Belquis Al Lahabi (Arabic: بلقيس الذهبي; b. 1972) is a Yemeni civil and feminist political activist, organizer, and figure in the Yemeni revolution. Throughout her life, she became increasingly involved with political and activist organizations, mostly in the realm of women's rights, human rights, and political freedom. She was a speaker at the 2018 Oslo Freedom Forum.

== Early life and activism ==
Al Lahabi was born in 1972 to a poor family in Sana'a, Yemen, in a society she describes as "traditional but colorful, [where] women participated in everything" during day to day life. As she grew older during the 1980s, she noted society growing stricter, with conflicts around the status of women.

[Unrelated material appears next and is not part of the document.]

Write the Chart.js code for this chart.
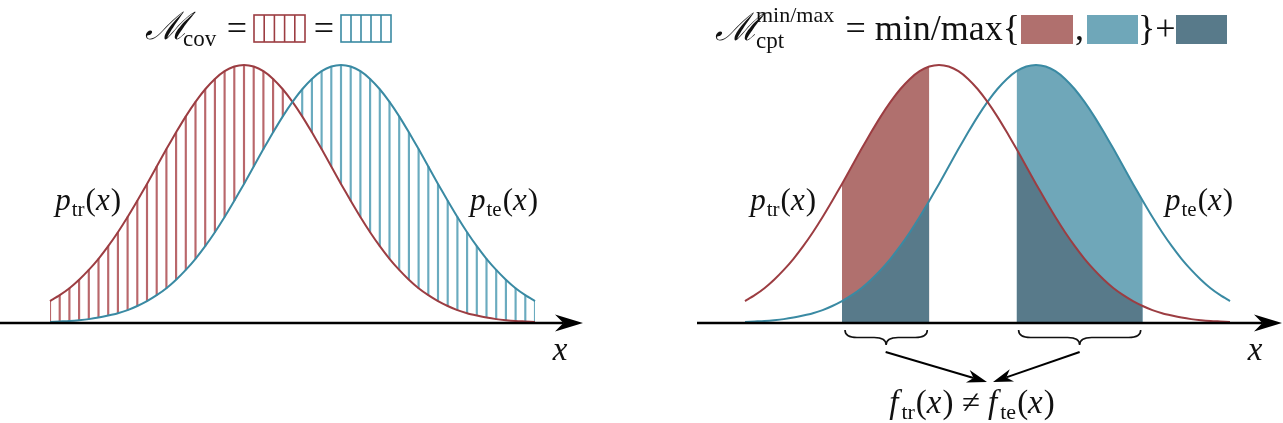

In 2006, Al Lahabi became one of the leaders of a coalition of social movement organizations which protested the government with tactics such as sit-ins and protests. She was one of the organizers of a 2007 forum against the civil war between the government and the Houthi movement.

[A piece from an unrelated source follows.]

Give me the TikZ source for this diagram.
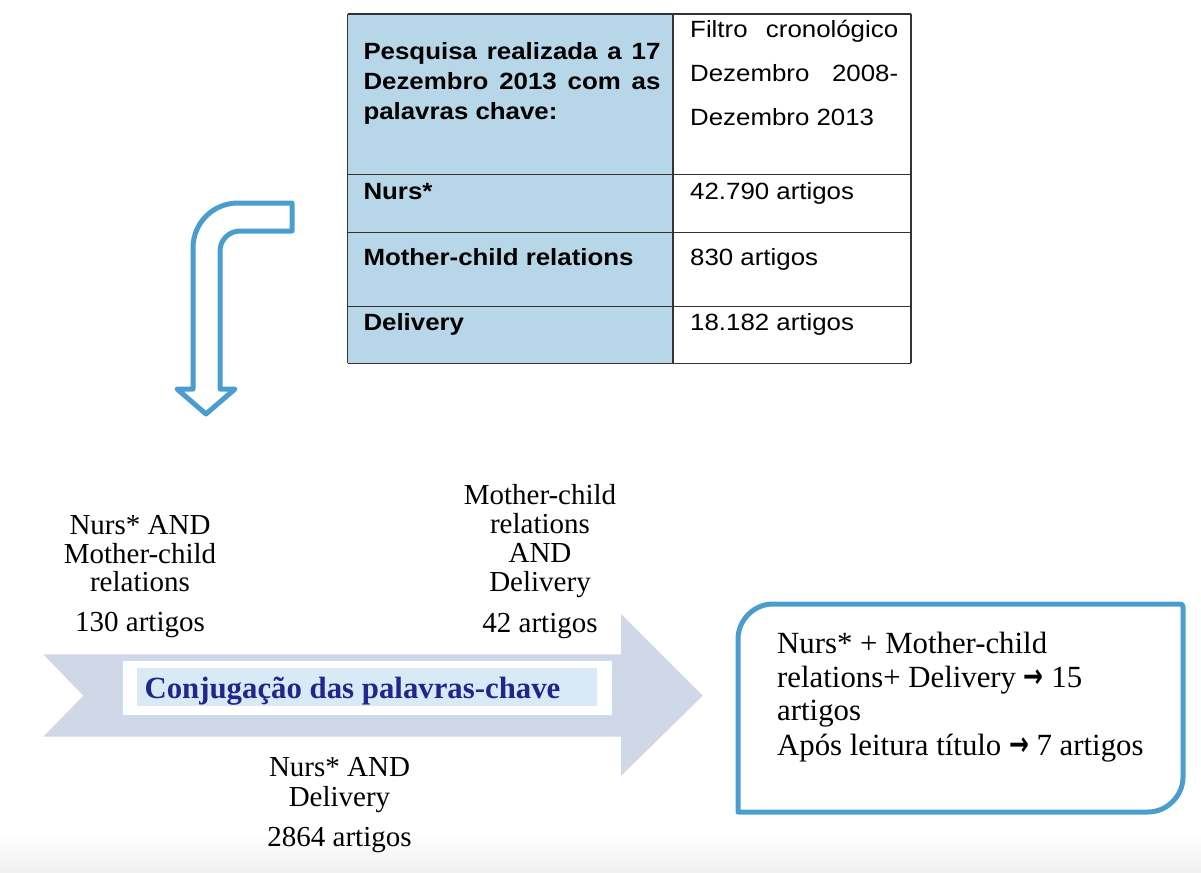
\documentclass[tikz,border=0pt]{standalone}
\usepackage{fontspec}
\setmainfont{Liberation Serif}
\newfontfamily\tabfont[FakeStretch=1.1]{Liberation Sans}
\newfontfamily\symfont[FakeStretch=0.72]{DejaVu Sans}
\definecolor{tableblue}{RGB}{183,215,233}
\definecolor{outlineblue}{RGB}{74,158,206}
\definecolor{arrowgray}{RGB}{208,216,232}
\definecolor{paleblue}{RGB}{218,233,246}
\definecolor{rimblue}{RGB}{200,222,240}
\definecolor{navytext}{RGB}{32,38,140}
\newcommand\myarr{{\symfont\bfseries\fontsize{33}{33}\selectfont →}}
\begin{document}
\begin{tikzpicture}[x=1pt,y=-1pt,
  tabtxt/.style={inner sep=0pt, anchor=base west, font=\tabfont\fontsize{23.5}{28}\selectfont},
  tabhead/.style={inner sep=0pt, anchor=base west, font=\tabfont\bfseries\fontsize{23.5}{28}\selectfont},
  tabline/.style={draw=black!80, line width=1.5pt},
  lbl/.style={inner sep=0pt, anchor=base, font=\fontsize{29}{29}\selectfont},
  boxtxt/.style={inner sep=0pt, anchor=base west, font=\fontsize{30.8}{34}\selectfont},
  outline/.style={draw=outlineblue, line width=5pt, line join=round, fill=white}]
\useasboundingbox (0,0) rectangle (1201,872);
\shade[top color=white, bottom color=black!6] (0,835) rectangle (1201,872);

% ---------- table ----------
\fill[tableblue] (347.5,14) rectangle (673,363.3);
\draw[tabline] (347.5,14) -- (911,14);
\draw[tabline] (347.5,174.3) -- (911,174.3);
\draw[tabline] (347.5,232.3) -- (911,232.3);
\draw[tabline] (347.5,306.7) -- (911,306.7);
\draw[tabline] (347.5,363.3) -- (911,363.3);
\draw[tabline] (347.5,14) -- (347.5,363.3);
\draw[tabline] (673,14) -- (673,363.3);
\draw[tabline] (911,14) -- (911,363.3);

\node[tabhead] (h1) at (363.3,60) {\hbox to 297pt{Pesquisa\hfill realizada\hfill a\hfill 17}};
\node[tabhead] (h2) at (363.3,90) {\hbox to 297pt{Dezembro\hfill 2013\hfill com\hfill as}};
\node[tabhead] (h3) at (363.3,120) {palavras chave:};
\node[tabtxt] (f1) at (690,37.3) {\hbox to 208pt{Filtro\hfill cronológico}};
\node[tabtxt] (f2) at (690,81.7) {\hbox to 208pt{Dezembro\hfill 2008-}};
\node[tabtxt] (f3) at (690,125) {Dezembro 2013};
\node[tabhead] (r1) at (363.3,199.5) {Nurs*};
\node[tabhead] (r2) at (363.3,265) {Mother-child relations};
\node[tabhead] (r3) at (363.3,330.5) {Delivery};
\node[tabtxt] (v1) at (690,199.5) {42.790 artigos};
\node[tabtxt] (v2) at (690,265) {830 artigos};
\node[tabtxt] (v3) at (690,330.5) {18.182 artigos};

% ---------- bent arrow ----------
\draw[outline] (292,203) -- (238,203)
  .. controls (213,203) and (193,223) .. (193,248)
  -- (193,389) -- (177,389) -- (206,414) -- (235,389) -- (220,389)
  -- (220,251) .. controls (220,240) and (229,231) .. (240,231)
  -- (292,231) -- cycle;

% ---------- big arrow ----------
\fill[arrowgray] (43.3,654.3) -- (621,654.3) -- (621,614) -- (702.7,695.7)
  -- (621,776) -- (621,736.7) -- (43.3,736.7) -- (83.3,695.7) -- cycle;
\draw[draw=rimblue, fill=white, line width=1.2pt] (122.3,660) rectangle (612.7,716);
\fill[paleblue] (137.3,668.3) rectangle (597.3,706);
\node[inner sep=0pt, anchor=base, text=navytext, font=\bfseries\fontsize{30.8}{34}\selectfont] (conj) at (352.5,698) {Conjugação das palavras-chave};

% ---------- labels ----------
\node[lbl] (a1) at (140,534) {Nurs* AND};
\node[lbl] (a2) at (140,563) {Mother-child};
\node[lbl] (a3) at (140,591) {relations};
\node[lbl] (a4) at (140,631.7) {130 artigos};

\node[lbl] (m1) at (540,504) {Mother-child};
\node[lbl] (m2) at (540,533) {relations};
\node[lbl] (m3) at (540,562) {AND};
\node[lbl] (m4) at (540,591) {Delivery};
\node[lbl] (m5) at (540,632) {42 artigos};

\node[lbl] (d1) at (339.5,776) {Nurs* AND};
\node[lbl] (d2) at (339.5,806) {Delivery};
\node[lbl] (d3) at (339.5,846) {2864 artigos};

% ---------- result box ----------
\draw[outline] (738,812) -- (738,639) .. controls (738,620) and (754,604) .. (773,604)
  -- (1180,604) .. controls (1182,604) and (1183,605) .. (1183,607)
  -- (1183,777) .. controls (1183,796) and (1167,812) .. (1148,812) -- cycle;
\node[boxtxt] (b1) at (777,653) {Nurs* + Mother-child};
\node[boxtxt] (b2) at (777,687) {relations+ Delivery \myarr{} 15};
\node[boxtxt] (b3) at (777,720) {artigos};
\node[boxtxt] (b4) at (777,755) {Após leitura título \myarr{} 7 artigos};
\end{tikzpicture}
\end{document}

== Arab Spring and Yemeni revolution ==
As they observed the Tunisian Revolution in 2011, she and the other protestors took note of the possibility of toppling a regime through civilian action, which they saw Tunisia had achieved. During the early protests, she and other protestors demonstrated in front of the Tunisian Embassy in Yemen; Al Lahabi spoke to an Al Jazeera reporter with a message for Ali Abdullah Saleh, then-president of Yemen: "I hope that the movement progresses and for the fall of the regime of Ali Abdullah Saleh, who threatened us with Afghanization, Iraqization, and Somalization. Today, we say to him, we threaten him with Tunisization!" To The New York Times, she noted that, initially, women led many protests and many of the issues raised were on maternal mortality, child marriage, and the uneven burden of illiteracy and poverty on women – though by the end of the first month, women were beaten in the town square they once led.

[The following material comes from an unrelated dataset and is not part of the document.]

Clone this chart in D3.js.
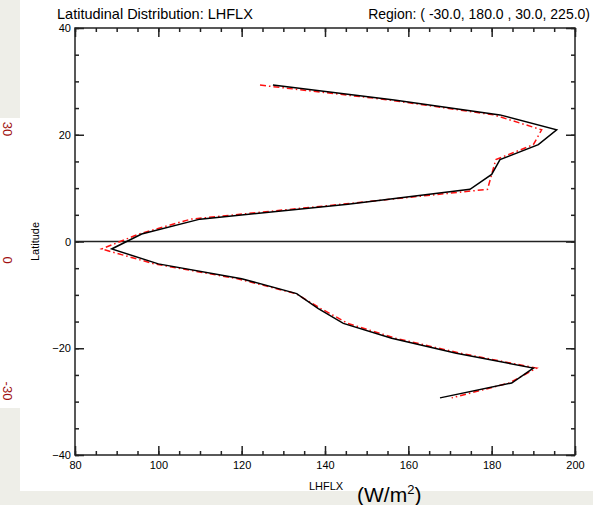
<!DOCTYPE html>
<html>
<head>
<meta charset="utf-8">
<script src="https://cdn.jsdelivr.net/npm/d3@7"></script>
<style>
  body { margin: 0; background: #eeeee8; }
  svg { display: block; }
</style>
</head>
<body>
<script>
'use strict';

// latitudes of the model grid (degrees)
const lats = [29.30, 26.51, 23.72, 20.93, 18.14, 15.35, 12.56, 9.77, 6.98, 4.19, 1.40,
  -1.40, -4.19, -6.98, -9.77, -12.56, -15.35, -18.14, -20.93, -23.72, -26.51, -29.30];
// LHFLX (W/m2), black solid series
const blackVals = [127.5, 156.6, 182.0, 195.6, 191.2, 182.0, 180.0, 174.8, 145.5, 110.0, 96.0,
  88.8, 100.0, 120.0, 133.2, 138.4, 144.4, 156.0, 171.5, 190.0, 184.8, 167.6];
// LHFLX (W/m2), red dash-dot series
const redVals = [124.4, 155.5, 180.5, 192.0, 190.0, 181.0, 180.0, 179.0, 144.0, 107.8, 95.3,
  86.4, 99.0, 119.0, 133.0, 139.0, 145.5, 157.0, 172.5, 190.8, 184.2, 170.4];

const xTicks = [80, 100, 120, 140, 160, 180, 200];
const yTicks = [-40, -20, 0, 20, 40];
const sideLabels = ["30", "0", "-30"];

const width = 593, height = 505;
const font = "Liberation Sans, Arial, Helvetica, sans-serif";

const svg = d3.select("body").append("svg")
  .attr("width", width)
  .attr("height", height);

// background pieces (slide behind the plot)
svg.append("rect").attr("x", 0).attr("y", 0).attr("width", width).attr("height", height).attr("fill", "#eeeee8");
svg.append("rect").attr("x", 20).attr("y", 0).attr("width", width - 20).attr("height", 491).attr("fill", "#ffffff");
svg.append("rect").attr("x", 0).attr("y", 118).attr("width", 20).attr("height", 290).attr("fill", "#ffffff");

// red labels along the left edge
const sideY = d3.scalePoint().domain(sideLabels).range([129, 391]);
svg.selectAll("text.side")
  .data(sideLabels)
  .enter()
  .append("text")
    .attr("class", "side")
    .attr("transform", d => "translate(3," + sideY(d) + ") rotate(90)")
    .attr("text-anchor", "middle")
    .style("font-family", font)
    .style("font-size", "13px")
    .attr("fill", "#a01010")
    .text(d => d);

const x = d3.scaleLinear().domain([80, 200]).range([75, 575]);
const y = d3.scaleLinear().domain([-40, 40]).range([455, 28]);

const minorX = d3.range(80, 201, 5);
const minorY = d3.range(-40, 41, 5);

function styleAxis(g) {
  g.select(".domain").remove();
  g.selectAll("line").attr("stroke", "#222").attr("stroke-width", 1.5);
  g.selectAll("text")
    .style("font-family", font)
    .style("font-size", "11px")
    .attr("fill", "#000");
}

// minor ticks on all four sides
svg.append("g").attr("transform", "translate(0,455)")
  .call(d3.axisBottom(x).tickValues(minorX).tickSize(-4).tickFormat("")).call(styleAxis);
svg.append("g").attr("transform", "translate(0,28)")
  .call(d3.axisTop(x).tickValues(minorX).tickSize(-4).tickFormat("")).call(styleAxis);
svg.append("g").attr("transform", "translate(75,0)")
  .call(d3.axisLeft(y).tickValues(minorY).tickSize(-4).tickFormat("")).call(styleAxis);
svg.append("g").attr("transform", "translate(575,0)")
  .call(d3.axisRight(y).tickValues(minorY).tickSize(-4).tickFormat("")).call(styleAxis);

// major ticks with labels
svg.append("g").attr("transform", "translate(0,455)")
  .call(d3.axisBottom(x).tickValues(xTicks).tickSize(-9).tickPadding(6)).call(styleAxis);
svg.append("g").attr("transform", "translate(0,28)")
  .call(d3.axisTop(x).tickValues(xTicks).tickSize(-9).tickFormat("")).call(styleAxis);
svg.append("g").attr("transform", "translate(75,0)")
  .call(d3.axisLeft(y).tickValues(yTicks).tickSize(-9).tickPadding(4)).call(styleAxis);
svg.append("g").attr("transform", "translate(575,0)")
  .call(d3.axisRight(y).tickValues(yTicks).tickSize(-9).tickFormat("")).call(styleAxis);

// plot frame
svg.append("rect")
  .attr("x", x(80)).attr("y", y(40))
  .attr("width", x(200) - x(80)).attr("height", y(-40) - y(40))
  .attr("fill", "none").attr("stroke", "#222").attr("stroke-width", 1.5);

// zero latitude line
svg.append("line")
  .attr("x1", x(80)).attr("x2", x(200))
  .attr("y1", y(0)).attr("y2", y(0))
  .attr("stroke", "#222").attr("stroke-width", 1.5);

const line = d3.line()
  .x(d => x(d[0]))
  .y(d => y(d[1]));

svg.append("path")
  .datum(redVals.map((v, i) => [v, lats[i]]))
  .attr("d", line)
  .attr("fill", "none")
  .attr("stroke", "#ff1010")
  .attr("stroke-width", 1.5)
  .attr("stroke-dasharray", "6,3,1.5,3");

svg.append("path")
  .datum(blackVals.map((v, i) => [v, lats[i]]))
  .attr("d", line)
  .attr("fill", "none")
  .attr("stroke", "#000")
  .attr("stroke-width", 1.5);

// titles
svg.append("text")
  .attr("x", 57).attr("y", 19)
  .style("font-family", font).style("font-size", "14.5px")
  .text("Latitudinal Distribution: LHFLX");

svg.append("text")
  .attr("x", 590).attr("y", 19)
  .attr("text-anchor", "end")
  .style("font-family", font).style("font-size", "14px")
  .text("Region: ( -30.0, 180.0 , 30.0, 225.0)");

// axis labels
svg.append("text")
  .attr("x", 326).attr("y", 490)
  .attr("text-anchor", "middle")
  .style("font-family", font).style("font-size", "11px")
  .text("LHFLX");

svg.append("text")
  .attr("transform", "translate(39," + y(0) + ") rotate(-90)")
  .attr("text-anchor", "middle")
  .style("font-family", font).style("font-size", "11px")
  .text("Latitude");

const unit = svg.append("text")
  .attr("x", 357).attr("y", 502)
  .style("font-family", font).style("font-size", "21px");
unit.append("tspan").text("(W/m");
unit.append("tspan").attr("dy", -8).style("font-size", "13px").text("2");
unit.append("tspan").attr("dy", 8).text(")");
</script>
</body>
</html>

After Saleh's fall in 2012, the National Dialogue Conference was organized as part of the Yemeni crisis reconciliation efforts. 30% of the seats were reserved for women, Al Lahabi being one of them. Though she attempted to raise specific women's issues, she and the other women were pushed back again, with scarce advancement during the revolution in which women had played a central role. In an interview, she noted the continuing violent conflicts between various factions in the country and that even progressive government officials and women continued stating that it was not the right time for women's freedom.

== Aftermath ==
In April 2015, shelling destroyed Al Lahabi's house and forced her into exile; she fled to Jordan with no desire to return.

Al Lahabi was one of the speakers at the 2018 Oslo Freedom Forum and spoke on nonviolent resistance against authoritarianism.